Part of a series on District 26 candidates for the state Legislature.
In the upcoming House of Representatives election, Republican incumbent Steve Miller will compete against a familiar face for Seat A in District 26, which encompasses Blaine, Camas, Lincoln and Gooding counties.
Richard Douglas “Dick” Fosbury, an Olympic high-jumper who revolutionized the “back-first” jumping technique in the 1960s, is running against Miller on the Democratic ticket come Nov. 4. Both Miller and Fosbury were unopposed in the primary election.
The 67-year-old Fosbury said stimulating the economy is one of his top goals. As the corporate president of Galena Engineering and an almost 40-year resident of the Wood River Valley, he says his insider knowledge of the construction industry drives a desire for improved infrastructure and roads.
“The governor and Legislature deferred any monies for maintenance this year because it’s not a highly visible political issue,” he said. “That’s a mistake.”
While it’s the first time Fosbury is running for public office, he’s held multiple leadership positions both nationally and locally—he’s in his third term as vice president for the U.S. Olympians and Paralympians Association, worked as a Ketchum city engineer for 25 years and is a member of the Blaine County Planning and Zoning Commission, among other positions.
“I purposefully avoided politics because I felt that I had an outlet for public service with those appointed positions,” Fosbury said in an interview this week. “I enjoyed that for a long time.”
Weathering the 2008 economy recession as a business owner, Fosbury said, gave him insight into the job crisis.
“From 2008 on, [Galena Engineering] really struggled and lost so many good employees that it’ll take decades to build the company,” he said. “We went from 26 employees at peak summertime down to about six [later] in 2011.”
Education is another central issue for Fosbury, and one that goes hand-in-hand with job creation. He advocates for raising state revenues for education to increase the number of students who graduate from high school. Education Week’s 2014 report card gave Idaho a D- grade in financing this year, based on total spending and equitable funding allotments across the board.

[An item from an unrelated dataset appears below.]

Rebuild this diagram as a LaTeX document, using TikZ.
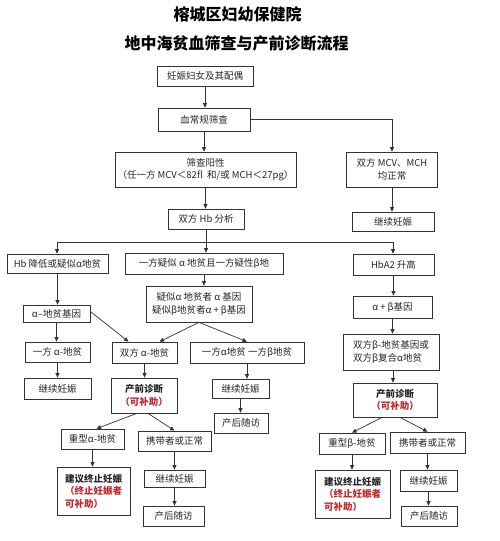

“An educated workplace is really important for our communities and certainly for the standard of living in Idaho,” he said.
Fosbury also supports protection of federal lands, including the proposed Boulder-White Clouds National Monument, for both ecological and fiscal reasons.

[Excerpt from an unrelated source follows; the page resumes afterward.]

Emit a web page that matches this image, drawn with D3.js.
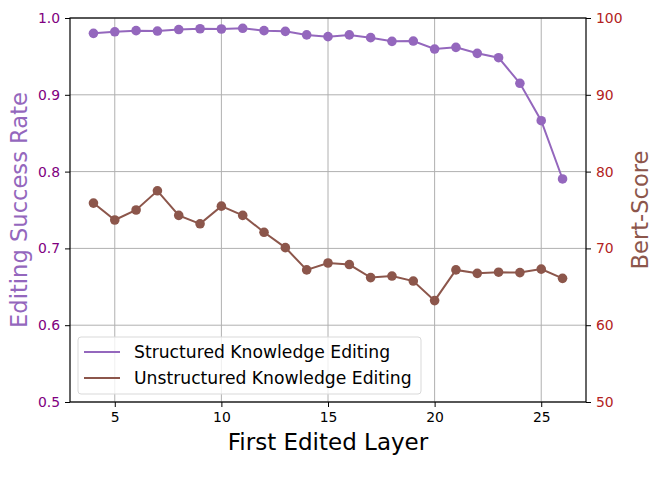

“Idaho can’t afford to administer and care for all of the federal lands that we have in Idaho,” he said.
Land and wildlife issues are of central importance to Fosbury’s campaign. The $400,000 Gov. Butch Otter allocated toward managing the gray wolf population to control predation on livestock and ungulates in 2014 are “misdirected,” according to Fosbury. He said non-lethal method to control wolves have proven locally to work and that money could be put toward worthier purposes. Miller voted “yes” to establish the Idaho Wolf Depredation Control Board in February of this year, which created a five-member board and approved the nearly half-million-dollar sum toward reducing the state wolf population.
“It’s a message that’s well-received by the cattle industry but very poorly received by the tourist industry,” Fosbury said.
Within District 26, Fosbury wants to work toward bridging the gap between poorer citizens and wealthier citizens. Bringing more young people to the area, particularly Blaine County, will create a vital workforce, Fosbury said. Citing the low number of 25- through 35-year-olds in the Wood River Valley, Fosbury says the region is at a crossroads, demographically. Projects such as the Ketchum Community Development Corp.’s Ketchum Innovation Center, which offers incubation for up-and-coming entrepreneurs, are on the right track, he said.
Making education equitable across the four counties is another local priority, he said, citing the significant differences in property values between the northern and southern counties that are then funneled into respective school districts.
“That’s really created some disparities with the school district and how they’ve tried to fund their operations,” he said.
Fosbury says his common sense and background in public service would guide him through legislative decision-making.
“I will try to use my name to open doors,” he said.